Leave out all pictures. Return exactly the lines from the top of the material through the line containing "from bokeh.resources import INLINE".

--- START OF Dataset rows ---

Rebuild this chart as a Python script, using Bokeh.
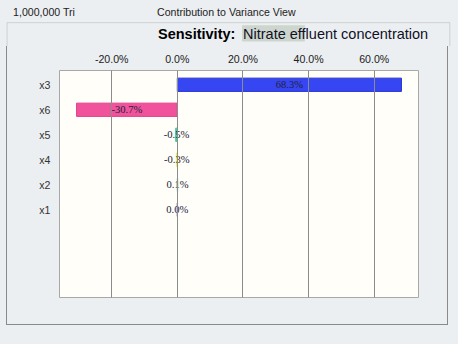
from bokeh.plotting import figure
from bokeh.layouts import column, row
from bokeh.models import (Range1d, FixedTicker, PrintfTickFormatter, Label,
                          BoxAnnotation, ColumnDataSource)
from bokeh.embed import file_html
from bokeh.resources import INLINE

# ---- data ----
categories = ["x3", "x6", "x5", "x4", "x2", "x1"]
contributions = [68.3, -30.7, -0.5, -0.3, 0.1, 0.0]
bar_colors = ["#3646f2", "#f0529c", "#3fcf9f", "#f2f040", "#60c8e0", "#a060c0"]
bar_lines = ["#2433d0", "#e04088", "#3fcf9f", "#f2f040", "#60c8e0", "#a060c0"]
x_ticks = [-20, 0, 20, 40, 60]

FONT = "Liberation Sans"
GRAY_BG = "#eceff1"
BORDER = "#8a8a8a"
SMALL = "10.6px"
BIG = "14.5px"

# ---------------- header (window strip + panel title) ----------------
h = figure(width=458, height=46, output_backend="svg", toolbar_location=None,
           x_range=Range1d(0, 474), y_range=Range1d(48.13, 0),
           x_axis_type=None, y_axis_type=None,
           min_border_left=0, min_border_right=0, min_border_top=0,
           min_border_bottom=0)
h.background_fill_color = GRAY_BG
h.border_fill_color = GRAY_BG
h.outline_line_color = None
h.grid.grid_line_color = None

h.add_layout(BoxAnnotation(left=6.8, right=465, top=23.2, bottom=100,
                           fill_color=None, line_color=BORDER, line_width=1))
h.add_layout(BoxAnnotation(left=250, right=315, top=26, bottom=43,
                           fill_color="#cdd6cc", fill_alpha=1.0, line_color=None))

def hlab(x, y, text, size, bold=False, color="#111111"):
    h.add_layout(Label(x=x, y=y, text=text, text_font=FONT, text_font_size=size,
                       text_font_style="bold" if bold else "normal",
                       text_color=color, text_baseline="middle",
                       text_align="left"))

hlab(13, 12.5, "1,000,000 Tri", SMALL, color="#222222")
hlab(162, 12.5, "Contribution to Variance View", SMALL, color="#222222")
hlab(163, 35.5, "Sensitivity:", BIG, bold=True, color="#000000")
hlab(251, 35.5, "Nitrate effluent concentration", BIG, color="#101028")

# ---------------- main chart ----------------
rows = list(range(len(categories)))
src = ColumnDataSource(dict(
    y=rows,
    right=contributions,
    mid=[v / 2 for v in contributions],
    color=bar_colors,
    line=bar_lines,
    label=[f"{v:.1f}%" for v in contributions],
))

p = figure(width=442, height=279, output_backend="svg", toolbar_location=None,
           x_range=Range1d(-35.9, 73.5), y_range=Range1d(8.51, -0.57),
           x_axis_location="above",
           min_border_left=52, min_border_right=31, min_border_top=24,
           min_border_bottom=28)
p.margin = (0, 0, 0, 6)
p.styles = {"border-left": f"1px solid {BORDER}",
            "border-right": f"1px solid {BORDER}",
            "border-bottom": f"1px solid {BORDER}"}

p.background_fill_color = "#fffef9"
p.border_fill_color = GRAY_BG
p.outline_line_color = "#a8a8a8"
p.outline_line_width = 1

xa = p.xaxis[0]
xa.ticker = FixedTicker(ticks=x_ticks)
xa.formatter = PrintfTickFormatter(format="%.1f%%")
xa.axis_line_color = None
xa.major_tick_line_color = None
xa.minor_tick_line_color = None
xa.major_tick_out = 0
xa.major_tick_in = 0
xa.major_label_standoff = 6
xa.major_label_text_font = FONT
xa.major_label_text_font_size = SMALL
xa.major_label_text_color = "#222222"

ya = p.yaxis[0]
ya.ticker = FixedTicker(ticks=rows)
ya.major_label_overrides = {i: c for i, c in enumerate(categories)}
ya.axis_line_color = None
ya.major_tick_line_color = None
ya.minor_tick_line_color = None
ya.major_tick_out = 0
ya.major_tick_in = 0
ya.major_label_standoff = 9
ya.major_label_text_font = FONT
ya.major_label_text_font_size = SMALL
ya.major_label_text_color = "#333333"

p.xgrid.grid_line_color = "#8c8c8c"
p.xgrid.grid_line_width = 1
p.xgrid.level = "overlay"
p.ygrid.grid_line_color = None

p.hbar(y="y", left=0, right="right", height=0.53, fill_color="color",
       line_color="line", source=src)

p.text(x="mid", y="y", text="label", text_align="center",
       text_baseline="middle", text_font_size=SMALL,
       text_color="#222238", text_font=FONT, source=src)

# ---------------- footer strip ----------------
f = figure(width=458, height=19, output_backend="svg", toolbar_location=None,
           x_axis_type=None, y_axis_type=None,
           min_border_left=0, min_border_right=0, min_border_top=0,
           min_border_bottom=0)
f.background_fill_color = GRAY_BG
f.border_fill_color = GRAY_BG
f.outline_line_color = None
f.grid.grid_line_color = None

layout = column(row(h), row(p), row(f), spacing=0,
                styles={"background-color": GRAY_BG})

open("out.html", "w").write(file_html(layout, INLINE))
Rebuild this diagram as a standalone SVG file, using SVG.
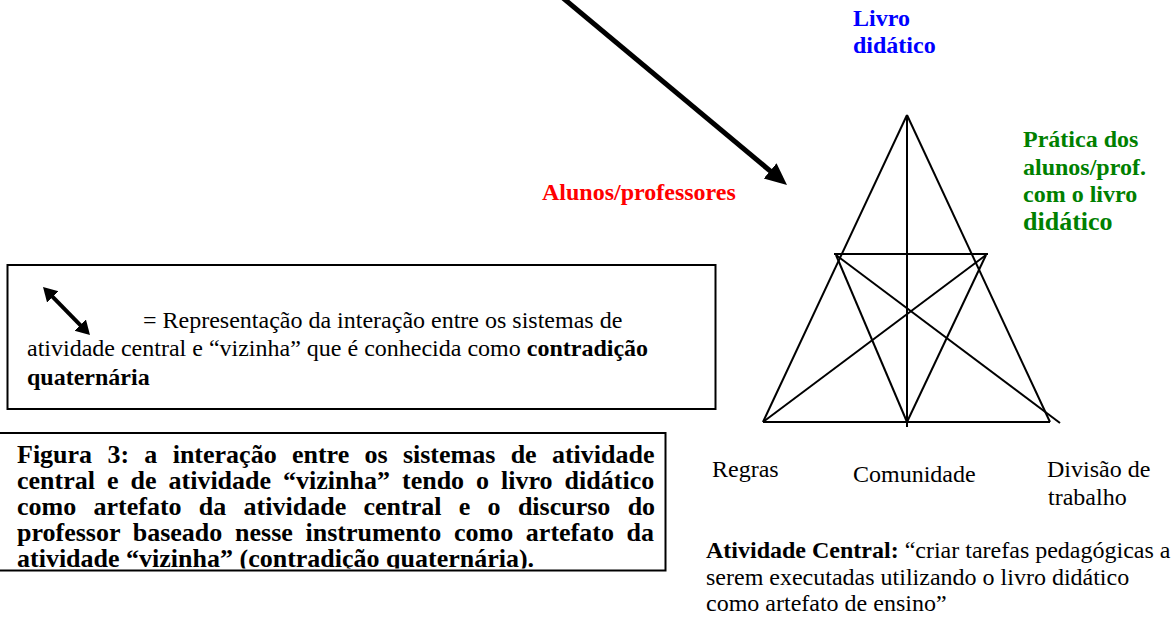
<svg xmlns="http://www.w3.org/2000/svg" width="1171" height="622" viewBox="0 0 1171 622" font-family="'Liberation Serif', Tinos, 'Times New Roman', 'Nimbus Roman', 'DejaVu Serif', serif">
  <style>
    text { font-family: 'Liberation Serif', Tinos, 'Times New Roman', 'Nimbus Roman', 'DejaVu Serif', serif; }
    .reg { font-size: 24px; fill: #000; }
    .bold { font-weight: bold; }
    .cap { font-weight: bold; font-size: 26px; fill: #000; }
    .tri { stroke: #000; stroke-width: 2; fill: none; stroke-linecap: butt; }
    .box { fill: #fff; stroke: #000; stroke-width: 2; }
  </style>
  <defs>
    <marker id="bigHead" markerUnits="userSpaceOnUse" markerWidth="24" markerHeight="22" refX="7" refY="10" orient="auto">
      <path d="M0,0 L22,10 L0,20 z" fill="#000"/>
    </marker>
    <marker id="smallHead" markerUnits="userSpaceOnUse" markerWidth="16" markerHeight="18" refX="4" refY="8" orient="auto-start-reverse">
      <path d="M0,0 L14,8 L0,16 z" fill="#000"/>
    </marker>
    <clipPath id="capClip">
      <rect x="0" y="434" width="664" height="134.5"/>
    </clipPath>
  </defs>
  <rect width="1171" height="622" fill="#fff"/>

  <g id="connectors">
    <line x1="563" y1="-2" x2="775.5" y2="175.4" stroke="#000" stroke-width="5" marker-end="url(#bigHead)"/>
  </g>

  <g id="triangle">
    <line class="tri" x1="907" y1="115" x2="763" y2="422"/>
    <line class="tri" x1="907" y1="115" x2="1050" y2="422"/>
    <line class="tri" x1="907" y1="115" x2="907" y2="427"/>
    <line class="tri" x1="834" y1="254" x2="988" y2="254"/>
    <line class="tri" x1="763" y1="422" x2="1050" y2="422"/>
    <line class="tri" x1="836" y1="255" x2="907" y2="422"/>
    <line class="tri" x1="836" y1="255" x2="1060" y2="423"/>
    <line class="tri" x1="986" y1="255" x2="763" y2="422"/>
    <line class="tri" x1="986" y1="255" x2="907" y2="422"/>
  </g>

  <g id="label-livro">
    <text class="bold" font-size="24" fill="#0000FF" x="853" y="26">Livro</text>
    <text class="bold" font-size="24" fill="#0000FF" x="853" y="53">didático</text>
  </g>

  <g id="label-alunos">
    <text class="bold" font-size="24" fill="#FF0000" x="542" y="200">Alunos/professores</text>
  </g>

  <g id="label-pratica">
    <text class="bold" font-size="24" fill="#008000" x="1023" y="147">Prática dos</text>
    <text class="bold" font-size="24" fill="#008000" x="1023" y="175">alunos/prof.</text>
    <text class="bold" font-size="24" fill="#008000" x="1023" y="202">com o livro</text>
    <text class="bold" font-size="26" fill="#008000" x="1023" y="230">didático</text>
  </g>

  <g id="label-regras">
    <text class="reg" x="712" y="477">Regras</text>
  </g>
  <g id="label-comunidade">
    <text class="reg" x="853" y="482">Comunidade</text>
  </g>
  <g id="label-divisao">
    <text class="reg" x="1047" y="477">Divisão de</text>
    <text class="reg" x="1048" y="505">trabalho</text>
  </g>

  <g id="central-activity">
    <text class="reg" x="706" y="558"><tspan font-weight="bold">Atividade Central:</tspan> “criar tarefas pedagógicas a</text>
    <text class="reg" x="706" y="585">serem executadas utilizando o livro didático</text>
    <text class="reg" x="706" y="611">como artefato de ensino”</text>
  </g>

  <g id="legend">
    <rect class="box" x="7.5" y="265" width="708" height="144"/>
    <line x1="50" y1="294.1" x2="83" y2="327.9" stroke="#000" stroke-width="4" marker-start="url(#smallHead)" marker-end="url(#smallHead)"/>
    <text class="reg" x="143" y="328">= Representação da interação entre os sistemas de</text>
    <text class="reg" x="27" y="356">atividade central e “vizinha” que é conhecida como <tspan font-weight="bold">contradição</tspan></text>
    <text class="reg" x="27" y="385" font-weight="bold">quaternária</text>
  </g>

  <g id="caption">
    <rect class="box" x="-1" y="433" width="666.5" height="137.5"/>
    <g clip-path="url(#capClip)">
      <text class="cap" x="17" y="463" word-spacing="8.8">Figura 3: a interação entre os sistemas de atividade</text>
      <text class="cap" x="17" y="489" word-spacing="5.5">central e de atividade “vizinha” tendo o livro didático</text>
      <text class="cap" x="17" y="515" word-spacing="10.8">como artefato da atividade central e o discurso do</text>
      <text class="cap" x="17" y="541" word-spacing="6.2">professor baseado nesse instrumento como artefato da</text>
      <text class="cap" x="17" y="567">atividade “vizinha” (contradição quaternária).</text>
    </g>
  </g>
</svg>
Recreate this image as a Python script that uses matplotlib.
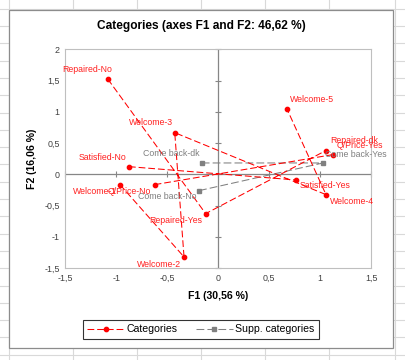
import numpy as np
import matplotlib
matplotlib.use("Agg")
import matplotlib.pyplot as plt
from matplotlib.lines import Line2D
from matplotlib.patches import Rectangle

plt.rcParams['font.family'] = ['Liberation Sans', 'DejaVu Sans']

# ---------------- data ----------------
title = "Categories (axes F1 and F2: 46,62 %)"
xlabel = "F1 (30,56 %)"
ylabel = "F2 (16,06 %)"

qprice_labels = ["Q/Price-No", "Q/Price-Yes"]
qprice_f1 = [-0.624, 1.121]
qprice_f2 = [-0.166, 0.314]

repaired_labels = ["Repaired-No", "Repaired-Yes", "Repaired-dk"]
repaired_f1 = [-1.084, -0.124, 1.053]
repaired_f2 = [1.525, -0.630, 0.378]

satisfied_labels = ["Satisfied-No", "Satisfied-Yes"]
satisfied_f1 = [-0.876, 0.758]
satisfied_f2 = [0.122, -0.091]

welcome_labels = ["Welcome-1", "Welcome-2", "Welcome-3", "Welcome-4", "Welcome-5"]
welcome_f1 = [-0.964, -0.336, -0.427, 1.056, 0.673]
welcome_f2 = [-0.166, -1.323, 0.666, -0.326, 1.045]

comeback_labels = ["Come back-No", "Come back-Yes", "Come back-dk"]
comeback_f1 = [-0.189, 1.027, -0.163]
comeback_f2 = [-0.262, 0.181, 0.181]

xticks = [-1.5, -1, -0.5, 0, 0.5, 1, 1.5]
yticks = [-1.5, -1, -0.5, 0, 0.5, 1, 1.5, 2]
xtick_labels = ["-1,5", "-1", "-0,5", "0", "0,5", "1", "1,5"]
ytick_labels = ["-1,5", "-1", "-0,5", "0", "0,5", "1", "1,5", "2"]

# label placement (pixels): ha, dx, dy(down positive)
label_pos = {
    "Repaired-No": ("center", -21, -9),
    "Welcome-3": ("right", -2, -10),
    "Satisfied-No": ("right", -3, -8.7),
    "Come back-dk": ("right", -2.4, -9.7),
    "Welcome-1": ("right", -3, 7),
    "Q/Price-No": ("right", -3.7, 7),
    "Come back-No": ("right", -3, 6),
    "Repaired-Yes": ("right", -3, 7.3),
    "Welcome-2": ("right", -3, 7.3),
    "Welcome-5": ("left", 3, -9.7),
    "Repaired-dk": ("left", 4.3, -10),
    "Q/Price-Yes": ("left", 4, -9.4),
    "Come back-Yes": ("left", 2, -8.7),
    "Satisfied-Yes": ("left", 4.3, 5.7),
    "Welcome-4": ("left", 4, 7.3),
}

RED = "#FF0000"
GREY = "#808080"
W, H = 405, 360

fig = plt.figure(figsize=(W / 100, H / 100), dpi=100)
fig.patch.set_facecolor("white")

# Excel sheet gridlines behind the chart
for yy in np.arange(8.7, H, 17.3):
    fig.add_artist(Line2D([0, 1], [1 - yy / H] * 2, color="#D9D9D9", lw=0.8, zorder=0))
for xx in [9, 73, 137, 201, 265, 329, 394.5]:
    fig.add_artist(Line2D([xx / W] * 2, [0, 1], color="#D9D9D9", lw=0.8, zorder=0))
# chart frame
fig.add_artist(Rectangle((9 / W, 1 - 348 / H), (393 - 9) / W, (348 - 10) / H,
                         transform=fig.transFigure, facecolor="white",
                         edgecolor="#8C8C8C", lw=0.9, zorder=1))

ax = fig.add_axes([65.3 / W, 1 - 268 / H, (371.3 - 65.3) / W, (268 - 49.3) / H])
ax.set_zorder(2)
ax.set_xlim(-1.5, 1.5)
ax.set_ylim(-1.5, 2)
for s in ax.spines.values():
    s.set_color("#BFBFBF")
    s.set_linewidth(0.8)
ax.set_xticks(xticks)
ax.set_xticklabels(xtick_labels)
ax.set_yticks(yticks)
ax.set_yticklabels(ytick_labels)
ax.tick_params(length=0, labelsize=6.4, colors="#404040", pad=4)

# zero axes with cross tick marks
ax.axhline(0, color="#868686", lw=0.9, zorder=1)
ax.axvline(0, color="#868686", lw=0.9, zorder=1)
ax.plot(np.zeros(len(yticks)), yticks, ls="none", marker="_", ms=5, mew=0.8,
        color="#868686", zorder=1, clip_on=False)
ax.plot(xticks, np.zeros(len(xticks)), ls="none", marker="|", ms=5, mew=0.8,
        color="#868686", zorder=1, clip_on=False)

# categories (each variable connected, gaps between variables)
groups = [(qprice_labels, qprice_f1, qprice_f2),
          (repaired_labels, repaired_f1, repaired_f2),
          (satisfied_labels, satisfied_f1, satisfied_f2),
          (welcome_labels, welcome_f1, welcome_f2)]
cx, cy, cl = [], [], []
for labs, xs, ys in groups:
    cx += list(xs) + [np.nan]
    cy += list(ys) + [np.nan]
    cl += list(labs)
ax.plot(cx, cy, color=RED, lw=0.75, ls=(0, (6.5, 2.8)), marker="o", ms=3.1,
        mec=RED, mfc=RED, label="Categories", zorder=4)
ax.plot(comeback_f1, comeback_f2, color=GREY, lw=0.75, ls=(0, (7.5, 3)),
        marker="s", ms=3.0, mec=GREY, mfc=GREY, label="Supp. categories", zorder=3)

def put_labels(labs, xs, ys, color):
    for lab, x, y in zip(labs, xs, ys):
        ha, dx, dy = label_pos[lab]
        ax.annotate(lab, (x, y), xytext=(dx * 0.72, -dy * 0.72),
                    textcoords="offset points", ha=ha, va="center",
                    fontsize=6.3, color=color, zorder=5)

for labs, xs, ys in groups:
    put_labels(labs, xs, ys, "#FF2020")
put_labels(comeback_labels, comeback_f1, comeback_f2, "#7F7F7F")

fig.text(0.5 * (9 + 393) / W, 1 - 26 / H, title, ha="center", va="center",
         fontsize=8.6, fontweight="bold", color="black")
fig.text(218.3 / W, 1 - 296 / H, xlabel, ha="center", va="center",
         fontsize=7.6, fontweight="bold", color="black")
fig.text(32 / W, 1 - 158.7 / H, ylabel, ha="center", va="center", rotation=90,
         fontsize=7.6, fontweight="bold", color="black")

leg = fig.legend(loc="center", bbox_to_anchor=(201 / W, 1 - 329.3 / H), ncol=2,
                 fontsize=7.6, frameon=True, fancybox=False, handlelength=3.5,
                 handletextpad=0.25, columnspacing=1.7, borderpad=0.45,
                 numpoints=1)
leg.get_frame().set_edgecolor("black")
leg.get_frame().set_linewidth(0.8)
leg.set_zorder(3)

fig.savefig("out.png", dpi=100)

--- END OF Dataset rows ---

Full answer.
Rebuild this chart as a Python script, using Bokeh.
from bokeh.plotting import figure
from bokeh.layouts import column, row
from bokeh.models import (Range1d, FixedTicker, PrintfTickFormatter, Label,
                          BoxAnnotation, ColumnDataSource)
from bokeh.embed import file_html
from bokeh.resources import INLINE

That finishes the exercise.